Magister Library Sounds Like a Story Breadcrumb

The quietest but possibly most intriguing map is the new Magister Library in Silvermoon City.

That is not a raid. It is not a dungeon. It is not a giant fungal battlefield. But it may be the map with the most “something is happening here” energy.

Silvermoon is already central to Midnight, and a Magister Library map suggests scenario content, campaign progression, questline beats, or perhaps some setup connected to the Omnium Folio and the patch’s rune/power themes.

That last part is speculation, but it fits the vibe. A magical library in Silvermoon during a Void-heavy patch is not where Blizzard sends players to check out a cookbook. It is where someone finds forbidden knowledge, ancient arcane records, suspicious runes, or a very confident elf explaining why the dangerous book is definitely under control.

It will not be under control.

Maps Make PTR Features Feel Less Abstract

This is why map reveals matter more than they seem.

Patch notes tell players what systems exist. Maps tell players where the patch lives.

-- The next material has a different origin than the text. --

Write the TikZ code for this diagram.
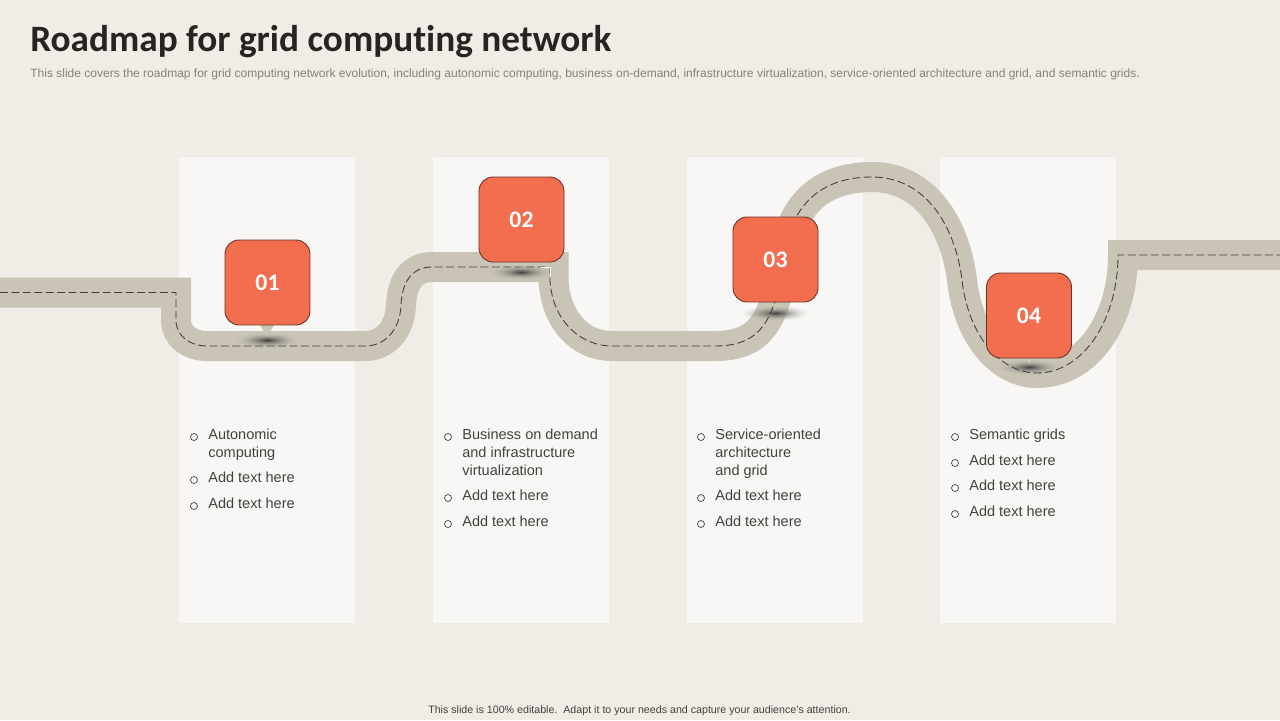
\documentclass[tikz,border=0pt]{standalone}
\usepackage{fontspec}
\setmainfont{Liberation Sans}
\newfontfamily\titlefont[Ligatures=NoCommon]{Carlito}
\usepackage{tikz}
\usetikzlibrary{fadings}
\definecolor{slidebg}{HTML}{F0EDE6}
\definecolor{panelbg}{HTML}{F8F7F5}
\definecolor{roadtan}{HTML}{C9C4B6}
\definecolor{cardred}{HTML}{F26E4F}
\definecolor{cardedge}{HTML}{6B3326}
\definecolor{titleink}{HTML}{262522}
\definecolor{noteink}{HTML}{85827C}
\definecolor{bodyink}{HTML}{44423F}
\tikzset{
    road/.style={draw=roadtan, line width=0.6cm, miter limit=10},
    roadmark/.style={draw=black!75, line width=0.5pt, dash pattern=on 4.5pt off 2pt},
    card/.style={draw=cardedge, line width=0.5pt, fill=cardred, rounded corners=0.28cm, minimum width=1.7cm, minimum height=1.7cm, inner sep=0pt, text=white, font=\titlefont\bfseries\fontsize{13.5}{15}\selectfont},
    listtext/.style={anchor=north west, align=left, inner sep=0pt, text=bodyink, font=\fontsize{8.26}{10}\selectfont},
    bullet/.style={draw=bodyink, line width=0.4pt, circle, inner sep=0pt, minimum size=0.14cm},
    pinshadow/.style={inner color=black!75, outer color=roadtan, path fading=fuzzy},
}
\tikzfading[name=fuzzy, inner color=transparent!0, outer color=transparent!100]
\newcommand{\roadpath}[2]{(0,292.5) -- (176,292.5) -- (176,320) .. controls (176,336) and (190,346) .. (207,346) -- (365,346) .. controls (385,346) and (400,330) .. (401,305) .. controls (402,282) and (412,267) .. (432,267) -- (#1,267) -- (#1,280) .. controls (#1+2,320) and (580,346) .. (612,346) -- (715,346) .. controls (745,346) and (761,335) .. (771,312) .. controls (778,296) and (782,275) .. (785,255) .. controls (788,225) and (805,177) .. (872,177) .. controls (925,177) and (955,225) .. (962,280) .. controls (968,335) and (1000,373) .. (1037,373) .. controls (#2-35,373) and (#2,320) .. (#2,255) -- (1280,255)}
\begin{document}
\begin{tikzpicture}[x=0.02cm, y=-0.02cm]
    \fill[slidebg] (0,0) rectangle (1280,720);
    \useasboundingbox (0,0) rectangle (1280,720);

    \foreach \x in {179, 433, 687, 940} {
        \fill[panelbg] (\x,157) rectangle (\x+176,623);
    }

    \draw[road] \roadpath{553.5}{1123};

    \foreach \x\y in {267/340, 521/272, 775/313, 1029/367} {
        \shade[pinshadow] (\x,\y) ellipse (34 and 8);
        \fill[roadtan] (\x-7,\y-15)--(\x+7,\y-15)--(\x,\y-3)--cycle;
    }

    \draw[roadmark] \roadpath{550}{1118};
    \draw[white, line width=0.5pt] (541,267)--(550,267)--(550,276);

    \foreach \x\y\n in {267.5/282.5/01, 521.5/219.5/02, 775.5/259.5/03, 1029/315.5/04} {
        \node[card] (card\n) at (\x,\y) {\n};
    }

    \node[anchor=base west, inner sep=0pt, text=titleink, font=\titlefont\bfseries\fontsize{21.2}{24}\selectfont] (title) at (30,51) {Roadmap for grid computing network};
    \node[anchor=base west, inner sep=0pt, text=noteink, font=\fontsize{6.84}{8}\selectfont] (subtitle) at (30,77) {This slide covers the roadmap for grid computing network evolution, including autonomic computing, business on-demand, infrastructure virtualization, service-oriented architecture and grid, and semantic grids.};
    \node[anchor=base, inner sep=0pt, text=bodyink, font=\fontsize{6.07}{7}\selectfont] (footer) at (639.5,713) {This slide is 100\% editable.\ \ Adapt it to your needs and capture your audience's attention.};

    \foreach \x\y\t in {208/429/{Autonomic\\computing}, 208/472/{Add text here}, 208/498/{Add text here},
                        462/429/{Business on demand\\and infrastructure\\virtualization}, 462/490/{Add text here}, 462/516/{Add text here},
                        715/429/{Service-oriented\\architecture\\and grid}, 715/490/{Add text here}, 715/516/{Add text here},
                        969/429/{Semantic grids}, 969/455/{Add text here}, 969/480/{Add text here}, 969/506/{Add text here}} {
        \node[listtext] at (\x,\y) {\t};
        \node[bullet] at (\x-14,\y+8) {};
    }
\end{tikzpicture}
\end{document}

Sporefall gives the raid experiment a physical identity. Naigtal and Val turn the Void Portal feature into two distinct hostile destinations. Blinding Bloom shows Ritual Sites are expanding. Magister Library hints that Silvermoon’s campaign and magical politics are not done being messy.

That is useful for players trying to understand Patch 12.0.7 as more than a list of disconnected features.

Because honestly, the patch has a lot going on. So much, in fact, that it has occasionally felt like Blizzard emptied several design drawers onto the PTR and said, “Good luck, champion.” Seeing the actual locations helps organize the chaos.

Midnight: Revelations Is Starting to Look Busy in a Good Way

The big takeaway is that Patch 12.0.7 is gaining shape.

Not just mechanically. Spatially.

We now have a clearer sense of where Rotmire lives, where the Void Portal battles take place, where the next Ritual Site may fit into Harandar, and where Silvermoon might host another story or systems beat.

That does not guarantee everything will land cleanly. PTR maps do not fix tuning. They do not balance rewards. They do not make the Omnium Folio less suspicious to players who still hear Shadowlands boss music whenever Blizzard says “new power system.”

But they do make the patch feel more real.

And after weeks of talking about systems, affixes, loot experiments, bonus rolls, tuning passes, and reward structures, it is nice to be reminded that WoW still works best when all that design noise has a place in the world.

Patch 12.0.7 is no longer just a checklist.

It has maps now.

That means the trouble has addresses.